> _TASK INPUTS_:
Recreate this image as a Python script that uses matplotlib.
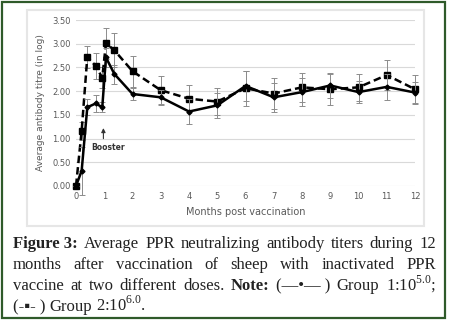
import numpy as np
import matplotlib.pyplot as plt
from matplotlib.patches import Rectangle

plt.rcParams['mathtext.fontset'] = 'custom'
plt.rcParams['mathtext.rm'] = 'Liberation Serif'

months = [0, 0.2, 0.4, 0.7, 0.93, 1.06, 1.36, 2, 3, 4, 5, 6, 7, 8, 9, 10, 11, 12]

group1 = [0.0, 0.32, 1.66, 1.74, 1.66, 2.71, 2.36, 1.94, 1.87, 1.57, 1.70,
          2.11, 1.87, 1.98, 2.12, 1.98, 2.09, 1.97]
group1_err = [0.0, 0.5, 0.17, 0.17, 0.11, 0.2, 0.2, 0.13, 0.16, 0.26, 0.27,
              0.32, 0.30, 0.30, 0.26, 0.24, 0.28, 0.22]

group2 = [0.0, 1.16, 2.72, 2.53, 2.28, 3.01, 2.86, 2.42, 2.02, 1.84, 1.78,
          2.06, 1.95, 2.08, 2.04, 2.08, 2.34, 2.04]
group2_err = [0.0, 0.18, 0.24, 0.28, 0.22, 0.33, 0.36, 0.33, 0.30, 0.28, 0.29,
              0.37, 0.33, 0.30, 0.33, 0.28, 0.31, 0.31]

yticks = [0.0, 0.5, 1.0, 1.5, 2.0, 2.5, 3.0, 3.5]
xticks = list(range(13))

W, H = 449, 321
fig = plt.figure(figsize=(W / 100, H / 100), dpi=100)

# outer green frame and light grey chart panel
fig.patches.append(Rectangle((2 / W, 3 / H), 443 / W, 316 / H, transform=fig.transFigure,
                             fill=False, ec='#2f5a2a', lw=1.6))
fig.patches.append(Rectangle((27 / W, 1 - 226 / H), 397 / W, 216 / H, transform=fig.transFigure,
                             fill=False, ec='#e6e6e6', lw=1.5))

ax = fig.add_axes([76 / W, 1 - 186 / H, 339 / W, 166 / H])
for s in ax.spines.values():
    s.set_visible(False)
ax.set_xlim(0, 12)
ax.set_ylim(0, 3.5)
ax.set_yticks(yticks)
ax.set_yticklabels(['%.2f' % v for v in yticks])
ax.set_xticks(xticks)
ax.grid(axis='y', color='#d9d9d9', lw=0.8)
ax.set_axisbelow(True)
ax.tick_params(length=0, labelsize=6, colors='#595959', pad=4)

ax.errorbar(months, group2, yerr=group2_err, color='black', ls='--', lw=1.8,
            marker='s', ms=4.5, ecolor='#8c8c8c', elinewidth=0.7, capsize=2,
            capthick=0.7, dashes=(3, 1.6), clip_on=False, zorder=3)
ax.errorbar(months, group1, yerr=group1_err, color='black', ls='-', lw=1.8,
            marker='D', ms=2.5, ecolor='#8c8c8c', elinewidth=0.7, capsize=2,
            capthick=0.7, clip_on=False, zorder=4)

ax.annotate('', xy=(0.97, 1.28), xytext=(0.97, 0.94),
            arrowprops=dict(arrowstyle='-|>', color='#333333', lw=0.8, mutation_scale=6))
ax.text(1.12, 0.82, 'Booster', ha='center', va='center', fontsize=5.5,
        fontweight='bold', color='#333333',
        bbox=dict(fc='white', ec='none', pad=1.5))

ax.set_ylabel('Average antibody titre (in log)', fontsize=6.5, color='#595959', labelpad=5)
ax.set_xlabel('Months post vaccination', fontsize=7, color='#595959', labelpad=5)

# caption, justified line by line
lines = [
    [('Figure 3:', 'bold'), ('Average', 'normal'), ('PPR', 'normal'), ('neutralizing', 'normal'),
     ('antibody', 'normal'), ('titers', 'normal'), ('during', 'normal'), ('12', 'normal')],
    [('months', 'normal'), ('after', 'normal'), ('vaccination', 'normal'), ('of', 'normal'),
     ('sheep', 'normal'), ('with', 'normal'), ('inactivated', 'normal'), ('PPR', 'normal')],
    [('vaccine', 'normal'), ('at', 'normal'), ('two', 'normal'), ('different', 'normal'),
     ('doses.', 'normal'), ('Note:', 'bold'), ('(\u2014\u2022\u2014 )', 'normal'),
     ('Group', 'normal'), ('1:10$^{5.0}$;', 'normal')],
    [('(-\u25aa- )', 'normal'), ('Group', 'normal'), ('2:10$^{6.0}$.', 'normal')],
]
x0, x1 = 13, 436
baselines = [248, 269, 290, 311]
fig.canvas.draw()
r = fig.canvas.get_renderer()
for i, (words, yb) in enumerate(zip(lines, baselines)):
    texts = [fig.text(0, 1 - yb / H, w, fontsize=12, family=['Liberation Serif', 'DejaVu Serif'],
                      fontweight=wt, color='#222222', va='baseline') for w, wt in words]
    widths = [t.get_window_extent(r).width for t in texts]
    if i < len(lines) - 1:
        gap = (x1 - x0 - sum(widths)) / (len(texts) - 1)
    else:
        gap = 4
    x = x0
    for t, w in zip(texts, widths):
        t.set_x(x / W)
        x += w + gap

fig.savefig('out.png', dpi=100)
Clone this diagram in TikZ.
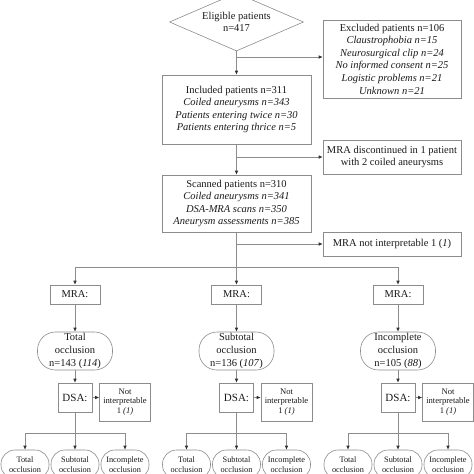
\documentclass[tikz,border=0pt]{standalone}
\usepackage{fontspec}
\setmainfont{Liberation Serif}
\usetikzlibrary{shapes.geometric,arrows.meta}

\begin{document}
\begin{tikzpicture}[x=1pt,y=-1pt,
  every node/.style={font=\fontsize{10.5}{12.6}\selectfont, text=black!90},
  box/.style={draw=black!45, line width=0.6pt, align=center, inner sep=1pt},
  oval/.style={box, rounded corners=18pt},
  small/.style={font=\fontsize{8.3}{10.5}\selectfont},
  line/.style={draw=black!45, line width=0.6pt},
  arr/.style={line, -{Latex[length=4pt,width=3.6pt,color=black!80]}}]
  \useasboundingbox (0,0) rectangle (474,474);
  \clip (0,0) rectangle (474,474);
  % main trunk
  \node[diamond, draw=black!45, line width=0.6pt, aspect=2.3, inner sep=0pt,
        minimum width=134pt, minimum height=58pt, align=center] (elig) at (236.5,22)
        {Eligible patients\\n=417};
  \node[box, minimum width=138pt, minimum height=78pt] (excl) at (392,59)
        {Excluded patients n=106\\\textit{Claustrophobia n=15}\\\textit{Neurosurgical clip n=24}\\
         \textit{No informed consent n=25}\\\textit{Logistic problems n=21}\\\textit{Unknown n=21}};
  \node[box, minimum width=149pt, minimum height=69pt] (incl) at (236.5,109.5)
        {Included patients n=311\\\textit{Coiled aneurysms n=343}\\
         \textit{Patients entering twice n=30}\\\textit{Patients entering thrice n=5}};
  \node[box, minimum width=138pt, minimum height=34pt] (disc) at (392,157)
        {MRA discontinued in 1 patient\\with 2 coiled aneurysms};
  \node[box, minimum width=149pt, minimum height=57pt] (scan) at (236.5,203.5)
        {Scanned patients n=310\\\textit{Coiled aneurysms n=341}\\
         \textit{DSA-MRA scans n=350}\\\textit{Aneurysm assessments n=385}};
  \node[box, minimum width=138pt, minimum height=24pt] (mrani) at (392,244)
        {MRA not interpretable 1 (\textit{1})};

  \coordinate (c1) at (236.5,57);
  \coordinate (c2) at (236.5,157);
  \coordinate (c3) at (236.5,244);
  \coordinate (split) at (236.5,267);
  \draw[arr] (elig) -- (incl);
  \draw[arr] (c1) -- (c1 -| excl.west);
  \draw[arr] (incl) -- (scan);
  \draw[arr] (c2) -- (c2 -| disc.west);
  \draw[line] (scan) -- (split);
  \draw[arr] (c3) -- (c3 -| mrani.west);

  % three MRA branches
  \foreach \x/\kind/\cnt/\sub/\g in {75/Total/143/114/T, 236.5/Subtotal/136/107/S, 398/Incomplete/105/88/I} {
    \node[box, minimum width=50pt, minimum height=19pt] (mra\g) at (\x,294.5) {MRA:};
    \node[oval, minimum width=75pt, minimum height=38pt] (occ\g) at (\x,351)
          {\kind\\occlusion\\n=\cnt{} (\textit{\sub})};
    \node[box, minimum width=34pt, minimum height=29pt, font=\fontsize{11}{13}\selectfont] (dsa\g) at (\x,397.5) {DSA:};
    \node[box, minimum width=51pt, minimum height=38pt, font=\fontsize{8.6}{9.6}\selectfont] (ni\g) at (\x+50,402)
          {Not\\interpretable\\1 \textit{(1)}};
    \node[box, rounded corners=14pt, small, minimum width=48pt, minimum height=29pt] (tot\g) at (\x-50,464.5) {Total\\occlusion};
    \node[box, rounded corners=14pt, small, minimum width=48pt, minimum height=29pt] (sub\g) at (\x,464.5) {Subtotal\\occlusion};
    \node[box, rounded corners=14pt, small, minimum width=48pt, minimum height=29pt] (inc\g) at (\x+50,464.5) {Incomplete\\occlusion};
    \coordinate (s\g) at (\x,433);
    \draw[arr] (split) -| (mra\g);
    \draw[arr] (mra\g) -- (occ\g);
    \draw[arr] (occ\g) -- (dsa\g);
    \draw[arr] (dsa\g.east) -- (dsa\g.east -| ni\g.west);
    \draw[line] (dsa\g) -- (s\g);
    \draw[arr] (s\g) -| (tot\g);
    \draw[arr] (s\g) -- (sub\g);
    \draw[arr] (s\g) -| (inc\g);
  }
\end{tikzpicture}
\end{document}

> _DIRECTIONS FOR THIS TASK_:
With the pictures left out, restate word for word every line of the data above, from the first down to the line that contains "0.37, 0.33, 0.30, 0.33, 0.28, 0.31, 0.31]".

> _ANSWER TO THIS TASK_:
Recreate this image as a Python script that uses matplotlib.
import numpy as np
import matplotlib.pyplot as plt
from matplotlib.patches import Rectangle

plt.rcParams['mathtext.fontset'] = 'custom'
plt.rcParams['mathtext.rm'] = 'Liberation Serif'

months = [0, 0.2, 0.4, 0.7, 0.93, 1.06, 1.36, 2, 3, 4, 5, 6, 7, 8, 9, 10, 11, 12]

group1 = [0.0, 0.32, 1.66, 1.74, 1.66, 2.71, 2.36, 1.94, 1.87, 1.57, 1.70,
          2.11, 1.87, 1.98, 2.12, 1.98, 2.09, 1.97]
group1_err = [0.0, 0.5, 0.17, 0.17, 0.11, 0.2, 0.2, 0.13, 0.16, 0.26, 0.27,
              0.32, 0.30, 0.30, 0.26, 0.24, 0.28, 0.22]

group2 = [0.0, 1.16, 2.72, 2.53, 2.28, 3.01, 2.86, 2.42, 2.02, 1.84, 1.78,
          2.06, 1.95, 2.08, 2.04, 2.08, 2.34, 2.04]
group2_err = [0.0, 0.18, 0.24, 0.28, 0.22, 0.33, 0.36, 0.33, 0.30, 0.28, 0.29,
              0.37, 0.33, 0.30, 0.33, 0.28, 0.31, 0.31]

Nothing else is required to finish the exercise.